I used hightlight with parameter 'boundary_chars', but not always get fragment truncated at boundary characters.
Example:
PUT wpz_2
PUT wpz_2/_mapping/test
{
"properties": {
"test": {
"analyzer": "index_ansj",
"type": "string",
"term_vector": "with_positions_offsets"
}
}
}
PUT wpz_2/test/3
{
"test": ",全市工业80%以上的大型装备实现了信息化集成。投资2000万元启动“智慧企业”专项行动,重点支持工业企业无线、物联技术应用。"
}
GET wpz_2/test/_search
{
"query": {
"match": {
"test": "智慧"
}
}
, "highlight": {
"boundary_chars": ".,!?;,。

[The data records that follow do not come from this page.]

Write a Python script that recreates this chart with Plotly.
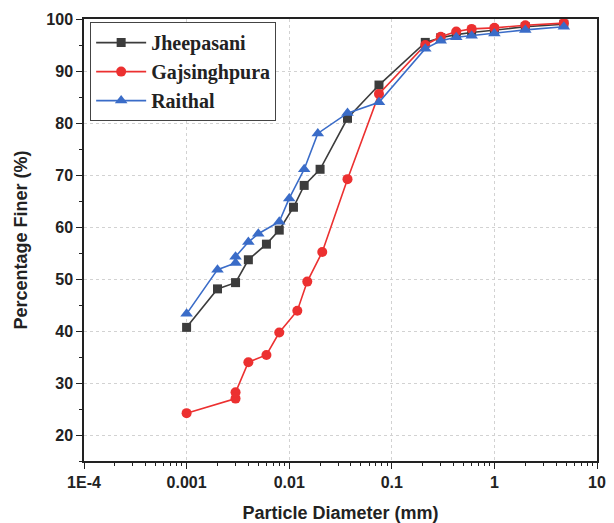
import plotly.graph_objects as go

# Jheepasani
jh_x = [0.001, 0.002, 0.003, 0.004, 0.006, 0.008, 0.011, 0.014, 0.020, 0.037, 0.075, 0.212, 0.3, 0.425, 0.6, 1, 2, 4.75]
jh_y = [40.7, 48.1, 49.3, 53.7, 56.7, 59.4, 63.8, 68.0, 71.1, 80.9, 87.3, 95.5, 96.4, 97.0, 97.4, 97.9, 98.5, 99.0]

# Gajsinghpura
gj_x = [0.001, 0.003, 0.003, 0.004, 0.006, 0.008, 0.012, 0.015, 0.021, 0.037, 0.075, 0.212, 0.3, 0.425, 0.6, 1, 2, 4.75]
gj_y = [24.2, 27.0, 28.2, 34.0, 35.4, 39.7, 43.9, 49.5, 55.2, 69.2, 85.6, 95.0, 96.6, 97.6, 98.1, 98.3, 98.8, 99.2]

# Raithal
ra_x = [0.001, 0.002, 0.003, 0.003, 0.004, 0.005, 0.008, 0.010, 0.014, 0.019, 0.037, 0.075, 0.212, 0.3, 0.425, 0.6, 1, 2, 4.75]
ra_y = [43.3, 51.8, 53.1, 54.3, 57.1, 58.7, 61.0, 65.5, 71.1, 78.0, 81.9, 84.0, 94.3, 95.8, 96.5, 96.8, 97.2, 97.9, 98.5]

x_tickvals = [0.0001, 0.001, 0.01, 0.1, 1, 10]
x_ticktext = ["1E-4", "0.001", "0.01", "0.1", "1", "10"]
y_tickvals = [20, 30, 40, 50, 60, 70, 80, 90, 100]
y_ticktext = ["20", "30", "40", "50", "60", "70", "80", "90", "100"]

x_minor = [m * d for d in [0.0001, 0.001, 0.01, 0.1, 1] for m in range(2, 10)]

fig = go.Figure()
fig.add_trace(go.Scatter(x=jh_x, y=jh_y, name="<b>Jheepasani</b>", mode="lines+markers",
                         line=dict(color="#3c3c3c", width=1.6),
                         marker=dict(symbol="square", size=9, color="#3c3c3c")))
fig.add_trace(go.Scatter(x=gj_x, y=gj_y, name="<b>Gajsinghpura</b>", mode="lines+markers",
                         line=dict(color="#ec3030", width=1.6),
                         marker=dict(symbol="circle", size=10, color="#ec3030")))
fig.add_trace(go.Scatter(x=ra_x, y=ra_y, name="<b>Raithal</b>", mode="lines+markers",
                         line=dict(color="#3a6cc8", width=1.6),
                         marker=dict(symbol="triangle-up", size=11, color="#3a6cc8")))

axis_font = dict(family="Liberation Sans, Arial", size=16, color="#222")
title_font = dict(family="Liberation Sans, Arial", size=18, color="#222")
fig.update_layout(
    width=606, height=515,
    margin=dict(l=76, r=17, t=11, b=62),
    paper_bgcolor="white", plot_bgcolor="white",
    legend=dict(x=0.012, y=0.993, xanchor="left", yanchor="top",
                bgcolor="white", bordercolor="#444", borderwidth=1,
                font=dict(family="Liberation Serif, Times New Roman", size=20, color="#222"),
                itemwidth=50, tracegroupgap=0),
    xaxis=dict(type="log", range=[-4, 1], tickmode="array",
               tickvals=x_tickvals, ticktext=["<b>%s</b>" % t for t in x_ticktext],
               showline=True, linecolor="#222", linewidth=1.5, mirror=True,
               ticks="outside", ticklen=6, tickwidth=1.2, tickcolor="#222",
               showgrid=True, gridcolor="#d2d2d2", griddash="dot", gridwidth=1,
               tickfont=axis_font, zeroline=False, automargin=False,
               minor=dict(tickmode="array", tickvals=x_minor, ticks="outside", ticklen=3,
                          tickcolor="#222", showgrid=False),
               title=dict(text="<b>Particle Diameter (mm)</b>", standoff=16, font=title_font)),
    yaxis=dict(range=[15, 100], tickmode="array",
               tickvals=y_tickvals, ticktext=["<b>%s</b>" % t for t in y_ticktext],
               showline=True, linecolor="#222", linewidth=1.5, mirror=True,
               ticks="outside", ticklen=6, tickwidth=1.2, tickcolor="#222",
               showgrid=True, gridcolor="#d2d2d2", griddash="dot", gridwidth=1,
               tickfont=axis_font, zeroline=False, automargin=False,
               minor=dict(ticks="outside", ticklen=3, tickcolor="#222", dtick=5, showgrid=False),
               title=dict(text="<b>Percentage Finer (%)</b>", standoff=14, font=title_font)),
)

fig.write_html("out.html")
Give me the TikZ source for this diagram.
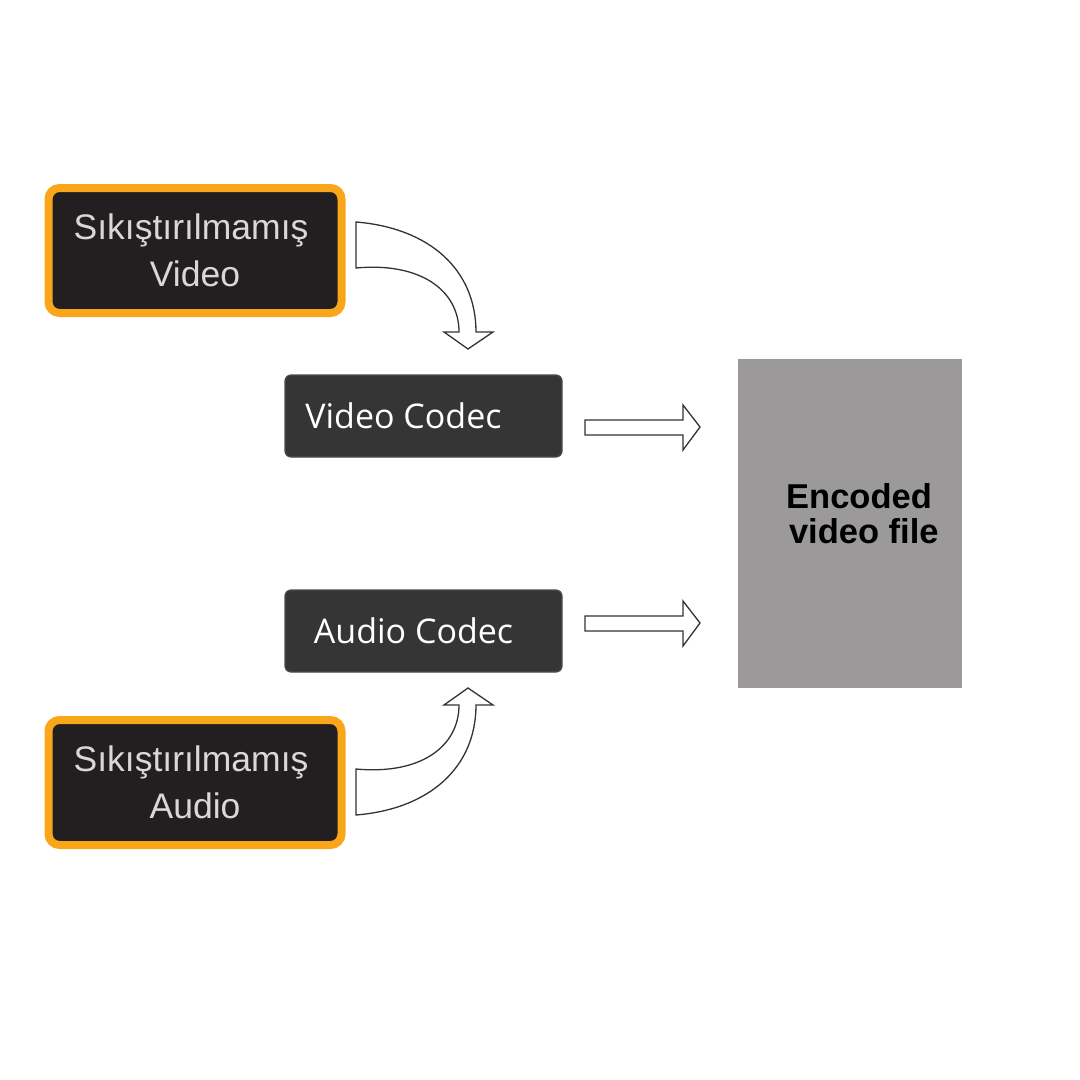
\documentclass[tikz,border=0pt]{standalone}
\usepackage{fontspec}
\setmainfont{Liberation Sans}
\newfontfamily\codecfont{Open Sans}
\definecolor{orng}{HTML}{F9A61A}
\definecolor{dk}{HTML}{231F20}
\definecolor{cdk}{HTML}{353535}
\definecolor{gry}{HTML}{9B999A}
\definecolor{ltx}{HTML}{D8D8D8}
\begin{document}
\begin{tikzpicture}[x=1pt,y=-1pt,
  src/.style={draw=orng,line width=8pt,fill=dk,rounded corners=11pt,text=ltx,align=center,font=\fontsize{35.5}{47}\selectfont,minimum width=293pt,minimum height=125pt,inner sep=0pt},
  codec/.style={draw=black!70,line width=1.2pt,fill=cdk,rounded corners=6pt,text=white,font=\codecfont\fontsize{34}{40}\selectfont,minimum width=277pt,minimum height=82pt,inner sep=0pt},
  harrow/.style={draw=black!80,line width=1.3pt,fill=white,line join=miter}]
\useasboundingbox (0,0) rectangle (1080,1080);
\node[src] (sv) at (195,250.5) {\hspace*{-8pt}Sıkıştırılmamış\\Video};
\node[src] (sa) at (195,782.5) {\hspace*{-8pt}Sıkıştırılmamış\\Audio};
\node[codec] (vc) at (423.5,416) {\hspace*{-40pt}Video Codec};
\node[codec] (ac) at (423.5,631) {\hspace*{-20pt}Audio Codec};
\node[fill=gry,minimum width=224pt,minimum height=329pt,inner sep=0pt] (ef) at (850,523.5) {};
\node[font=\bfseries\fontsize{34.5}{35}\selectfont,align=center,text=black] (eft) at (859,514) {Encoded\\\ video file};
% curved arrows
\draw[harrow] (356,222) .. controls (430,228) and (476,270) .. (476,332) -- (493,332) -- (468,349) -- (444,332) -- (459,332) .. controls (459,290) and (420,262) .. (356,268) -- cycle;
\draw[harrow] (356,815) .. controls (430,809) and (476,767) .. (476,705) -- (493,705) -- (468,688) -- (444,705) -- (459,705) .. controls (459,747) and (420,775) .. (356,769) -- cycle;
% straight arrows
\draw[harrow] (585,420) -- (683,420) -- (683,405) -- (700,427) -- (683,450) -- (683,435) -- (585,435) -- cycle;
\draw[harrow] (585,616) -- (683,616) -- (683,601) -- (700,623) -- (683,646) -- (683,631) -- (585,631) -- cycle;
\end{tikzpicture}
\end{document}
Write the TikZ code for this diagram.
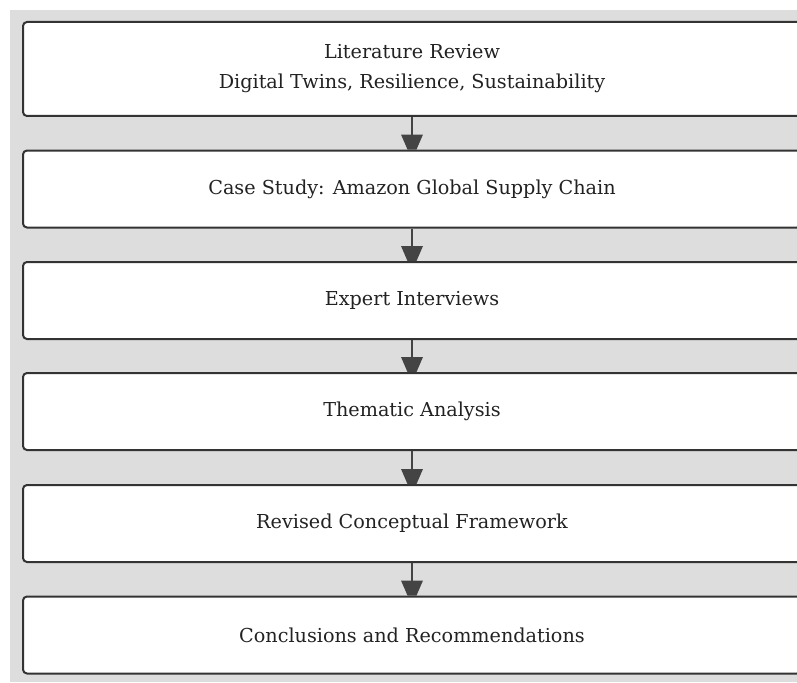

?!",
"fragment_size": 30,
"fields": {
"test": {}
}
}
}
Output:
{
"took": 4,
"timed_out": false,
"_shards": {
"total": 5,
"successful": 5,
"failed": 0
},
"hits": {
"total": 1,
"max_score": 0.057534903,
"hits": [
{
"_index": "wpz_2",
"_type": "test",
"_id": "3",
"_score": 0.057534903,
"_source": {
"test": ",全市工业80%以上的大型装备实现了信息化集成。投资2000万元启动“智慧企业”专项行动,重点支持工业企业无线、物联技术应用。"
},
"highlight": {
"test": [
"集成。投资2000万元启动“<em>智慧</em>企业”专项行动,重点支持工业企业无线、物联技术应用"
]
}
}
]
}
}
The highlight fragment is not truncated at '。' (third character)
I also tried standard analyzer, result is the same. Can I always get fragment truncated at boundary characters? Here, what I expect is:
"投资2000万元启动“<em>智慧</em>企业”专项行动,重点支持工业企业无线、物联技术应用"
I'm using ES 2.3.3
Best regards,
Abel